In the world of computer graphics, you can do anything. Your cameras can fly through the air with the greatest of ease. You can put lights anywhere and point the camera right at them and not see them. But when you do that with reckless abandon, your eye starts saying to you, even subconsciously, “wait a minute, that looks fake.”

Sometimes, realism is greatly enhanced by paying attention to the techniques and inherent constraints of physical movie-making. Such as the following …

Camera dollies, booms, and trucks: The lightweight hand-held digital “steady-cam” is a very recent invention. Most of the time, cameras are mounted on tracks or at least are pushed around on rubber-wheeled carts, normally in straight lines. If the camera is elevated above human-head height, it’s mounted on a crane, which lifts it up in a circular arc while the camera at the end of the crane can pivot on two axes. The camera must zoom to follow the action, which causes subtle changes in the apparent depth of field (“foreshortening”). Your eye recognizes these familiar artifacts, even if you don’t know what produces them.

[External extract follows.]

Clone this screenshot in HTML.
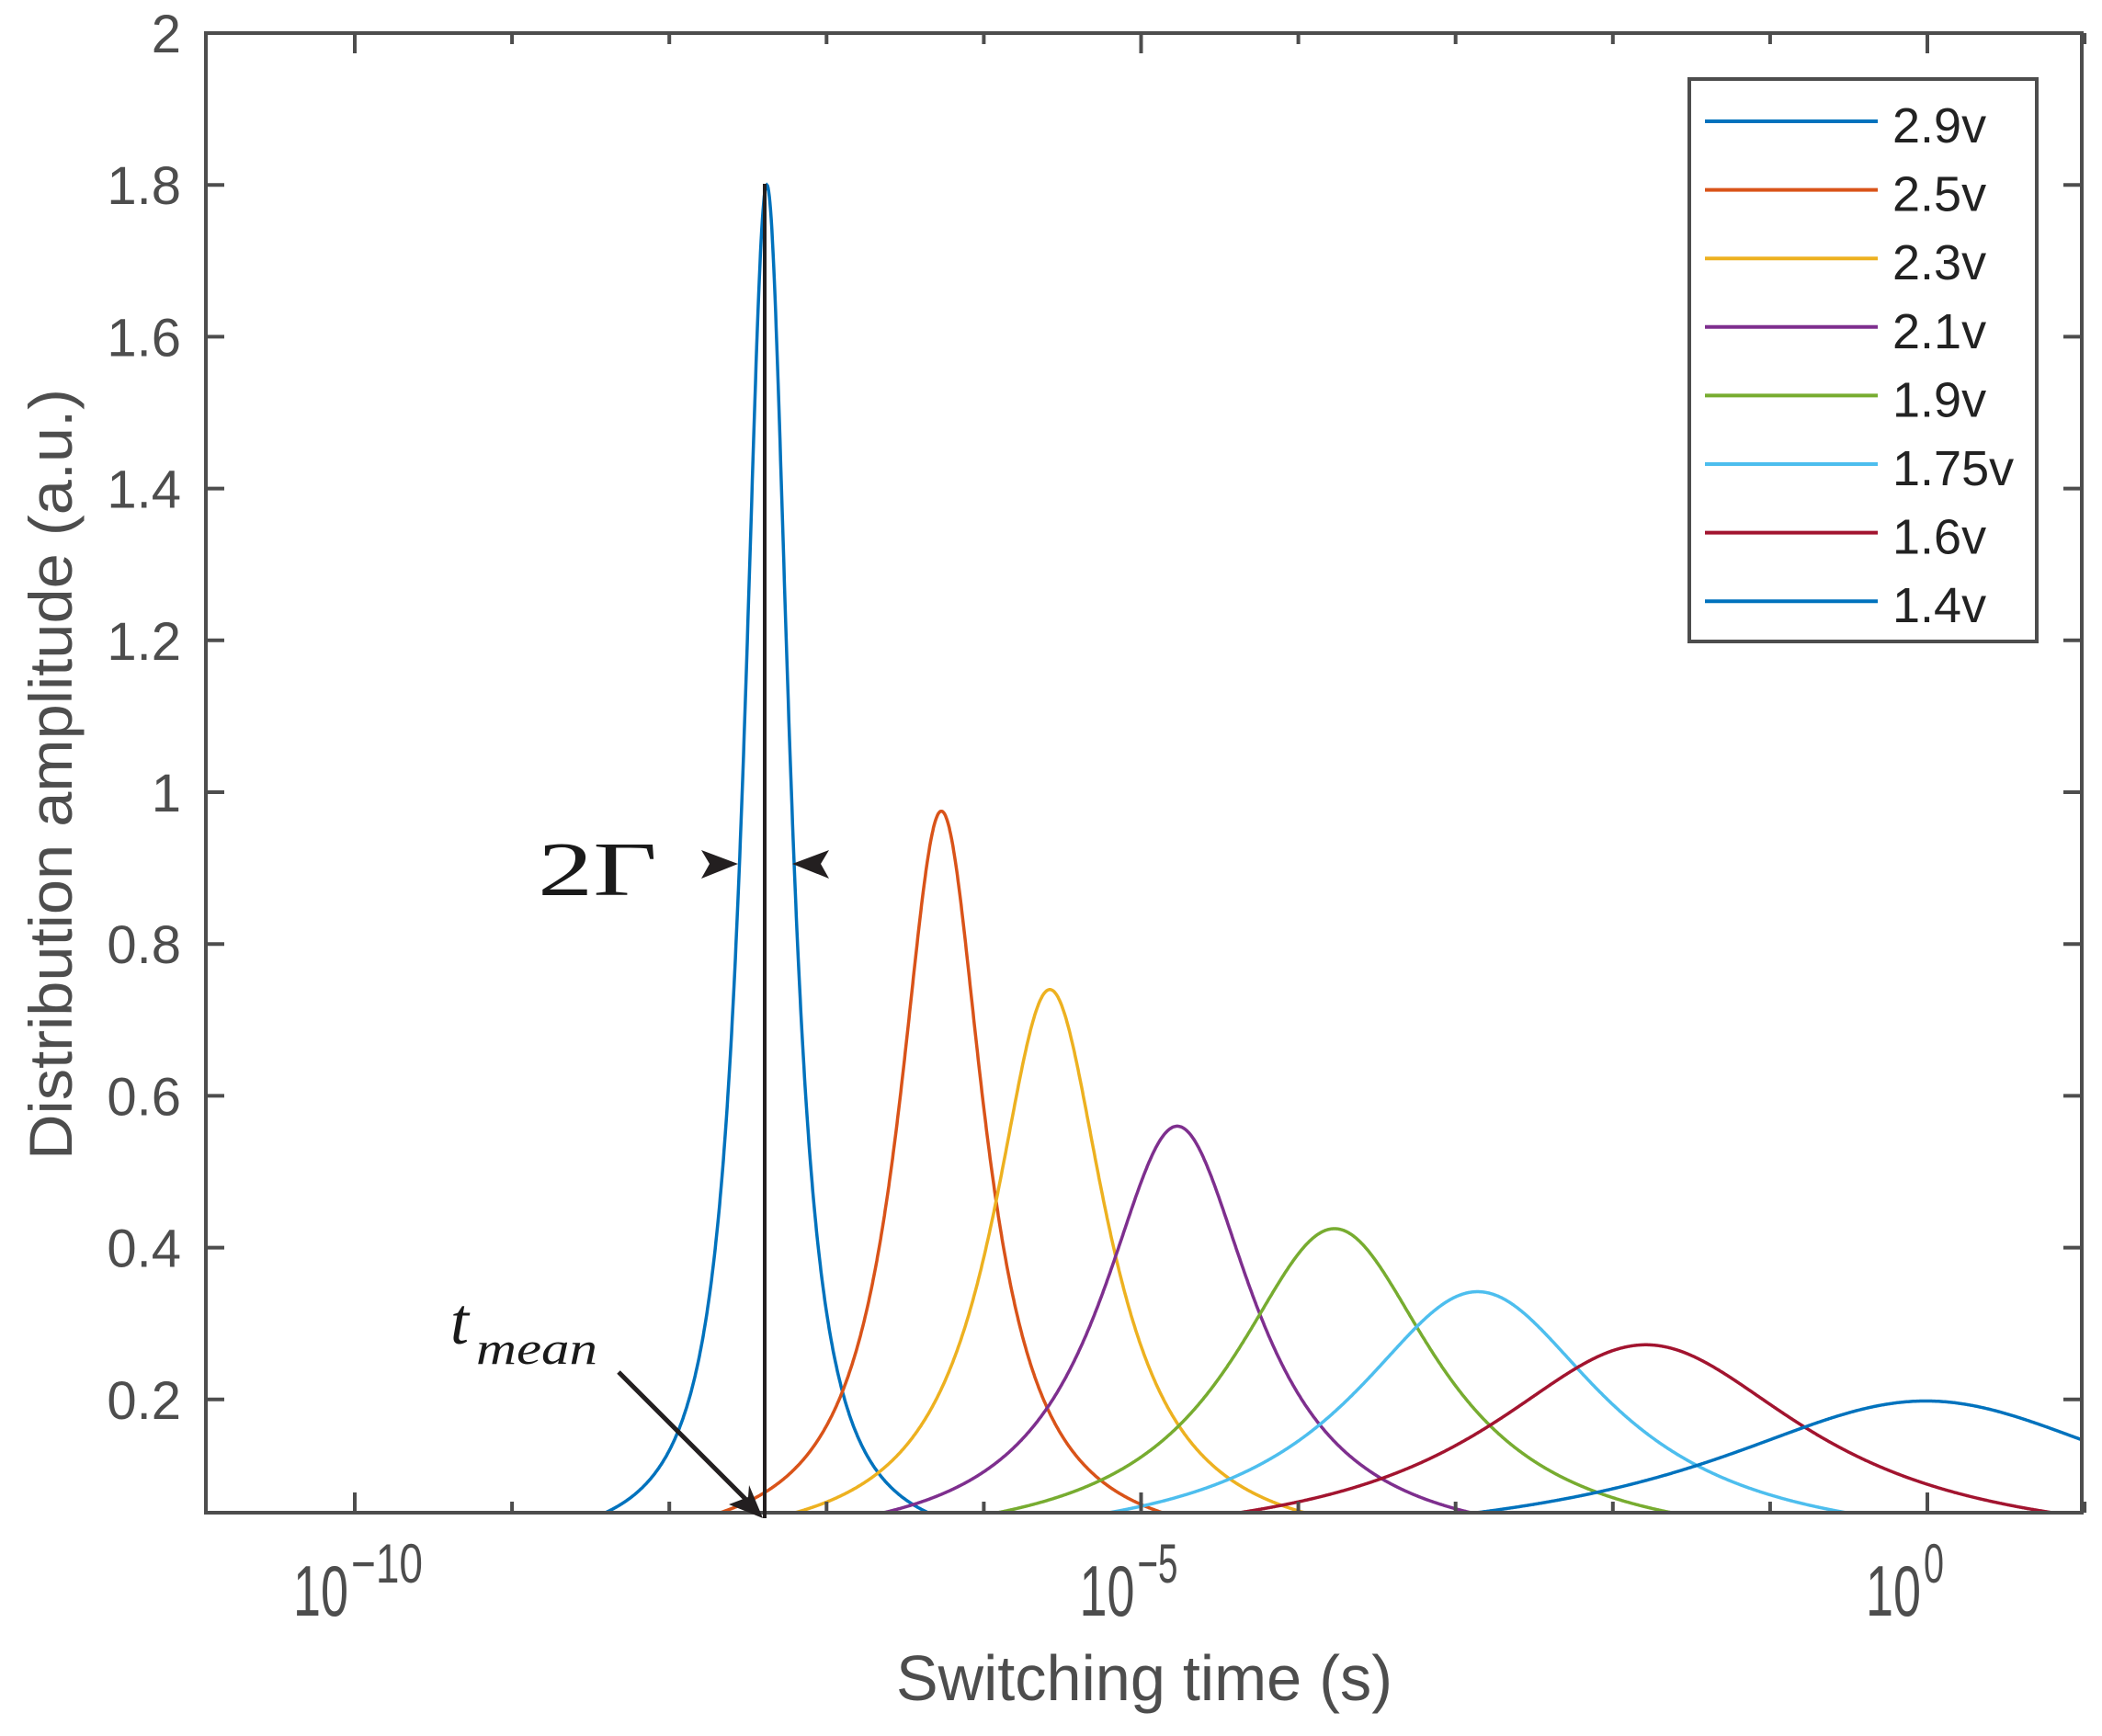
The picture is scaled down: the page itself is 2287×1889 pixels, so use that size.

Camera setups, and Editing: Scenes are normally shot from one or multiple cameras, each one of which must be placed in a generally fixed position and so that they cannot see one another. The completed scene is “cut together” in the editing room. Consider doing the same thing. Blender has a great “preview-render” ability which can generate low-res renders very fast. Set up cameras, shoot your scene in low-res from each angle (with “frame markers” included), then try your hand at editing, using the VSE or a third-party tool, before you start to refine each shot.

Compositing and the Node Editor, “Digital Darkroom”: Often the easiest way to deal with a shot is to break it down into simpler components and to then deal with each one separately. The MultiLayer output-file format is specifically designed to capture all of the data generated by a render. In simpler situations, the Node Editor (your best friend!) still lets you break a shot down and to deal with it piecemeal. When a moviemaker has done his job well, a shot might look like “it just happened that way,” when the reality is that almost every shot most easily approached in a multi-stage process.